Archeological site in Kenya

The Nasura Pillar Site, registered as GcJh3 and also known as Namoratunga II, is an archaeological site on the west side of Lake Turkana in Kenya dating to the Pastoral Neolithic. Namoratunga means "people of stone" in the Turkana language. The site was originally believed to have been created around 300 BC, but recent excavations have yielded an older radiocarbon sample dating to 2398 +/- 44 years BC.

==Background==
The site is located 50 Kilometres off the Lodwar – Kalokol highway, and it is easily visible on 30 m from the road. The Kalokol Pillar Site contains 19 basalt pillars which are surrounded by a circular formation of stones. A number of other pillar sites surround Lake Turkana as well and date to the same time period; Lothagam North and Manemanya, for example, are communal cemeteries. These sites were likely built by the region's earliest herders. Another burial site with stone cairns, Namoratunga I, also known as Lokori, does not have stone pillars.

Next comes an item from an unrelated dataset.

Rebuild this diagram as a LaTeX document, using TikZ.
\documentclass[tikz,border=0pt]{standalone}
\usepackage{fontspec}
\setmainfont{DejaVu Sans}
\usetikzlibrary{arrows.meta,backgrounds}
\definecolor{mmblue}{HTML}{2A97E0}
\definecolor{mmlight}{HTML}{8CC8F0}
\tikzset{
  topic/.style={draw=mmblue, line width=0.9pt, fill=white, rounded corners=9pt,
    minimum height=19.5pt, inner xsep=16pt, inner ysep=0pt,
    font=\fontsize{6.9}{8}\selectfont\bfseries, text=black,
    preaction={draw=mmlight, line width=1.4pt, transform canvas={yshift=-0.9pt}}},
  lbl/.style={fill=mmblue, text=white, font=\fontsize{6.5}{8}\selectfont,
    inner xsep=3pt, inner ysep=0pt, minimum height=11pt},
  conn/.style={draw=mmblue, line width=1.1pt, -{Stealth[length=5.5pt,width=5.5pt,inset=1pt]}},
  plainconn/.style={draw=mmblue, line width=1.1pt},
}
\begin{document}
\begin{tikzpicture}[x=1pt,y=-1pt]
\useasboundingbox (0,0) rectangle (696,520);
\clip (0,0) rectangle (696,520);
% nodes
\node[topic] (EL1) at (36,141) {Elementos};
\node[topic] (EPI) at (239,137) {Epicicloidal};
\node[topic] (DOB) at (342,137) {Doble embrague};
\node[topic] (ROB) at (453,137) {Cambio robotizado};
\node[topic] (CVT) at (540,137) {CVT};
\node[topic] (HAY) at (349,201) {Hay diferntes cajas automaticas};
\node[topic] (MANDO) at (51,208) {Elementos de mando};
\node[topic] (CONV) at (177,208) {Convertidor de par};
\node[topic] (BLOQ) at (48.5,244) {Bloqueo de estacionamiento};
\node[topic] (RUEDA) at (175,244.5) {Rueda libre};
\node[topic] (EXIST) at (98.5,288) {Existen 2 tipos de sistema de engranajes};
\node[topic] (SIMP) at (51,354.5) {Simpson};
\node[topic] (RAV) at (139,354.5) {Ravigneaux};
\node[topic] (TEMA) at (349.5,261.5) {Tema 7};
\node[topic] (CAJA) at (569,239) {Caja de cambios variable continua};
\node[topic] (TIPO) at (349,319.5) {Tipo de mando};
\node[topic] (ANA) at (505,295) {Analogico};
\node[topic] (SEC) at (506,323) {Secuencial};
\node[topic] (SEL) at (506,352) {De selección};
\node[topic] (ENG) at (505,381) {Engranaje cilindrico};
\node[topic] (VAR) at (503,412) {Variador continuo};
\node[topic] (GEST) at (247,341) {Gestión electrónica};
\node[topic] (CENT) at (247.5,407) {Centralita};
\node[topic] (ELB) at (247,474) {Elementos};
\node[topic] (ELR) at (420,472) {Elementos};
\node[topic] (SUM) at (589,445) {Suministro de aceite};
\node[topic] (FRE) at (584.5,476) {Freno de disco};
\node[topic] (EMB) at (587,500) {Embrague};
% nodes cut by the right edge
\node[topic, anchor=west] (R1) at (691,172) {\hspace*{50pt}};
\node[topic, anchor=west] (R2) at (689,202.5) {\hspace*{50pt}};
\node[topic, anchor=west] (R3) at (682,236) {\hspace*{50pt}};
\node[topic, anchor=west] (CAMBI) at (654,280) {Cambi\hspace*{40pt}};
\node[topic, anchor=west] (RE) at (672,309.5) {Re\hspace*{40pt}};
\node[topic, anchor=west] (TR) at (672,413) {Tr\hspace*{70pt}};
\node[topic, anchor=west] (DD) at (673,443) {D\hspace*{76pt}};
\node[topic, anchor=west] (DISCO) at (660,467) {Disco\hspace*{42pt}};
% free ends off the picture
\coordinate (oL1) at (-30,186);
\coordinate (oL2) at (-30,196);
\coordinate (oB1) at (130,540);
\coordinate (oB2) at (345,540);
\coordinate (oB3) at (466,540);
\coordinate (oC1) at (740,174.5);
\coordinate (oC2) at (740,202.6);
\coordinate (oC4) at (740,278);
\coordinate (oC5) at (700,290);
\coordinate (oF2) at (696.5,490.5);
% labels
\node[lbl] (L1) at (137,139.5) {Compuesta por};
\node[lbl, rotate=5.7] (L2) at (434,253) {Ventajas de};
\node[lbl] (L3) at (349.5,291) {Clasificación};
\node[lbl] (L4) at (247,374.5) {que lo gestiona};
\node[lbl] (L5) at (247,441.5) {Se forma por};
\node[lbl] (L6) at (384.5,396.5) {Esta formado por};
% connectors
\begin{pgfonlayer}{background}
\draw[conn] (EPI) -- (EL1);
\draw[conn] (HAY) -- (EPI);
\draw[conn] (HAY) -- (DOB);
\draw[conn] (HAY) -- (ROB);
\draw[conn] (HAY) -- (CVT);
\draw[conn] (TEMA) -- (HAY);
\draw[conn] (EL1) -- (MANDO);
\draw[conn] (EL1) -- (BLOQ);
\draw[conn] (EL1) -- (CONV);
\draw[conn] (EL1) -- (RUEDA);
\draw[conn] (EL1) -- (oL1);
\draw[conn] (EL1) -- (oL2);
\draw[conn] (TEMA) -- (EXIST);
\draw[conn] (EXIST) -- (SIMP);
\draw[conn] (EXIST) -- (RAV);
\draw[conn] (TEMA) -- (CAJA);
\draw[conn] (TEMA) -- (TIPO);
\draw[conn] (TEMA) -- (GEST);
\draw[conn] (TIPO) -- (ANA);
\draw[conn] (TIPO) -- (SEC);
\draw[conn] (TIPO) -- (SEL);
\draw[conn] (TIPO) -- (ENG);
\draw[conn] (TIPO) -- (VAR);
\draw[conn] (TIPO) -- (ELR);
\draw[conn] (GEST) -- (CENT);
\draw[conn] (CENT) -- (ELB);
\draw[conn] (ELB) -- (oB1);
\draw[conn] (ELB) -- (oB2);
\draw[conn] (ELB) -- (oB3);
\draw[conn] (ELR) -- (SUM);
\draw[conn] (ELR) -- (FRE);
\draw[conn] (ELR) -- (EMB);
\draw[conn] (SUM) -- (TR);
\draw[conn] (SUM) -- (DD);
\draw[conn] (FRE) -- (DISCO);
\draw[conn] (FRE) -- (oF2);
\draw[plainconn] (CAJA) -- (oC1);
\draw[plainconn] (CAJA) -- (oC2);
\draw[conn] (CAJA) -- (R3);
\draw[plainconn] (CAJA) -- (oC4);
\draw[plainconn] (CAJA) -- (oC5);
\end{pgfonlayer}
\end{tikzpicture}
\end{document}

Archaeologists Mark Lynch and L.H. Robbins described the Kalokol Pillar Site in 1978 and identified it as a possible archaeoastronomical site. Lynch believed the basalt pillars tie the constellations or stars to the 12-month 354-day lunar calendar of Cushitic speakers of southern Ethiopia. The pillars were said to align with seven star systems: Triangulum, Pleiades, Bellatrix, Aldebaran, Central Orion, Saiph, and Sirius. Other archaeologists have reanalyzed the archaeoastronomical evidence, and an older radiocarbon date from the Kalokol Pillar Site now calls into question these interpretations.
The site was formally submitted to UNESCO's World Heritage Center as part of Tentative List Property on 30th of June 2023.